Rhodes also underplayed the scale of the unregulated black market, stating that it was “not the overwhelming risk it is sometimes painted to be”: undermining a key argument against draconian reform in the government’s long awaited white paper.
A spokesperson for the Betting and Gaming Council, which represents 90 per cent of operators, pushed back against this claim and told City A.M. that it continues to be a “growing threat”, citing that the number of people gambling on unlicensed sites has more than doubled in two years from 220,000 to 460,000.
The group called for more to be done to address this thriving market, and crack down via the white paper.
However, campaigners have a slightly different view.
“Unless the Betting and Gaming Council want the regulated market to be more like the black market then their fearmongering is illogical,” Matt Zarb-Cousin, Director of campaign group Clean Up Gambling, told City A.M.

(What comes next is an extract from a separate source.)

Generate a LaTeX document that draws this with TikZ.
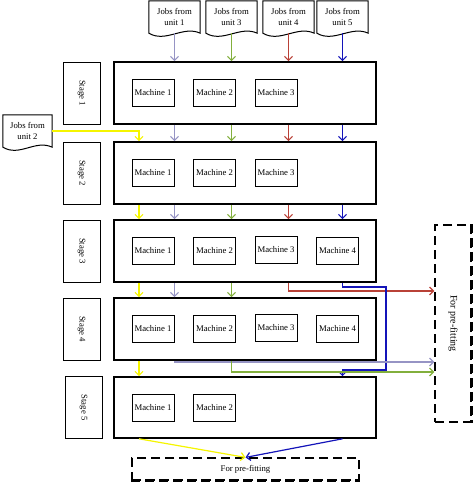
\documentclass[tikz,border=0pt]{standalone}
\usepackage{fontspec}
\setmainfont{Liberation Serif}
\usepackage{tikz}
\usetikzlibrary{calc, arrows.meta}
\definecolor{unitgrey}{RGB}{150,148,196}
\definecolor{unitgreen}{RGB}{130,175,60}
\definecolor{unitred}{RGB}{185,65,55}
\definecolor{unitblue}{RGB}{20,20,185}
\definecolor{unityellow}{RGB}{245,245,0}
\newcommand{\figfont}{\fontsize{8.7}{10.5}\selectfont}
\tikzset{machine/.style = {rectangle,draw,line width=1pt,minimum width=42pt,minimum height=27pt,inner sep=0pt,font=\figfont},
         stagebox/.style = {rectangle,draw,line width=1.6pt,minimum width=262pt,minimum height=62pt},
         stagelab/.style = {rectangle,draw,line width=1pt,rotate=-90,minimum width=62pt,minimum height=37pt,inner sep=0pt,font=\figfont},
         jobdoc/.style = {minimum width=51pt,minimum height=32pt,inner sep=0pt,align=center,font=\figfont},
         target/.style = {rectangle,draw,dashed,dash pattern=on 9pt off 5pt,line width=1.2pt,inner sep=0pt,font=\figfont},
         thickdash/.style = {line width=2.8pt,dash pattern=on 9pt off 5pt},
         flow/.style = {-{Straight Barb[length=4pt,width=8pt]},line width=1.2pt}}
\newcommand{\docoutline}[1]{\draw[line width=1pt] (#1.south west) .. controls +(17,10) and +(-17,-8) .. (#1.south east) -- (#1.north east) -- (#1.north west) -- cycle;}

\begin{document}
\begin{tikzpicture}[x=1pt, y=-1pt]
    \useasboundingbox (0,0) rectangle (474,482);

    % jobs coming in
    \node[jobdoc] (u1) at (174.5, 17) {Jobs from\\unit 1};
    \node[jobdoc] (u3) at (231.5, 17) {Jobs from\\unit 3};
    \node[jobdoc] (u4) at (288.5, 17) {Jobs from\\unit 4};
    \node[jobdoc] (u5) at (342.5, 17) {Jobs from\\unit 5};
    \node[jobdoc, minimum width=49pt] (u2) at (27.5, 131) {Jobs from\\unit 2};
    \docoutline{u1} \docoutline{u3} \docoutline{u4} \docoutline{u5} \docoutline{u2}

    % stages
    \node[stagebox] (s1) at (245,  93) {};
    \node[stagebox] (s2) at (245, 173) {};
    \node[stagebox] (s3) at (245, 251) {};
    \node[stagebox] (s4) at (245, 329) {};
    \node[stagebox, minimum height=61pt] (s5) at (245, 407.5) {};

    \node[stagelab] (l1) at (81.5,  93) {Stage 1};
    \node[stagelab] (l2) at (81.5, 173) {Stage 2};
    \node[stagelab] (l3) at (81.5, 251) {Stage 3};
    \node[stagelab] (l4) at (81.5, 329) {Stage 4};
    \node[stagelab] (l5) at (83.5, 407.5) {Stage 5};

    % machines
    \node[machine] (m11) at (153,    93) {Machine 1};
    \node[machine] (m12) at (214.5,  93) {Machine 2};
    \node[machine] (m13) at (276,    93) {Machine 3};
    \node[machine] (m21) at (153,   173) {Machine 1};
    \node[machine] (m22) at (214.5, 173) {Machine 2};
    \node[machine] (m23) at (276,   173) {Machine 3};
    \node[machine] (m31) at (153,   251) {Machine 1};
    \node[machine] (m32) at (214.5, 251) {Machine 2};
    \node[machine] (m33) at (276, 249.5) {Machine 3};
    \node[machine] (m34) at (337.5, 251) {Machine 4};
    \node[machine] (m41) at (153,   329) {Machine 1};
    \node[machine] (m42) at (214.5, 329) {Machine 2};
    \node[machine] (m43) at (276, 327.5) {Machine 3};
    \node[machine] (m44) at (337.5, 329) {Machine 4};
    \node[machine] (m51) at (153, 407.5) {Machine 1};
    \node[machine] (m52) at (214.5, 407.5) {Machine 2};

    % pre-fitting
    \node[target, minimum width=36pt, minimum height=197pt] (pre) at (453, 323.5) {\fontsize{10}{12}\selectfont\rotatebox{-90}{For pre-fitting}};
    \draw[thickdash] (pre.north east) -- (pre.south east);
    \node[target, minimum width=227pt, minimum height=22pt] (bot) at (245.5, 469) {For pre-fitting};
    \draw[thickdash] (bot.south west) -- (bot.south east);

    \coordinate (ycol) at (139, 0);
    \coordinate (redturn) at (0, 291);
    \coordinate (bluetop) at (386, 287);
    \coordinate (bluebot) at (386, 370);
    \coordinate (greyturn) at (0, 362);
    \coordinate (greenturn) at (0, 372);

    % flows
    \foreach \u/\c in {u1/unitgrey, u3/unitgreen, u4/unitred, u5/unitblue} {
        \draw[flow, \c] (\u.south) -- (\u |- s1.north);
        \draw[flow, \c] (\u |- s1.south) -- (\u |- s2.north);
        \draw[flow, \c] (\u |- s2.south) -- (\u |- s3.north);
    }
    \draw[flow, unityellow] (u2.east) -- (ycol |- u2.east) -- (ycol |- s2.north);
    \draw[flow, unityellow] (ycol |- s2.south) -- (ycol |- s3.north);
    \draw[flow, unityellow] (ycol |- s3.south) -- (ycol |- s4.north);
    \draw[flow, unityellow] (ycol |- s4.south) -- (ycol |- s5.north);
    \draw[flow, unitgrey] (u1 |- s3.south) -- (u1 |- s4.north);
    \draw[flow, unitgreen] (u3 |- s3.south) -- (u3 |- s4.north);
    \draw[flow, unitred] (u4 |- s3.south) -- (u4 |- redturn) -- (pre.west |- redturn);
    \draw[flow, unitblue] (u5 |- s3.south) -- (u5 |- bluetop) -- (bluetop) -- (bluebot) -- (u5 |- bluebot) -- (u5 |- s5.north);
    \draw[flow, unitgrey] (u1 |- s4.south) -- (u1 |- greyturn) -- (pre.west |- greyturn);
    \draw[flow, unitgreen] (u3 |- s4.south) -- (u3 |- greenturn) -- (pre.west |- greenturn);
    \draw[flow, unityellow] (ycol |- s5.south) -- (bot.north);
    \draw[flow, unitblue] (u5 |- s5.south) -- (bot.north);
\end{tikzpicture}
\end{document}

Equally, Gambling With Lives’ Will Prochaska took issue with the Gambling Commission’s strategy towards fines.
He said that whilst the regulator fined Entain with a record £17m fine earlier this summer, “it still doesn’t go far enough”.
Prochaska said the solution to crack down would come in the form fo removing licenses rather than fines, which just “become costs of doing business” for top gambling firms.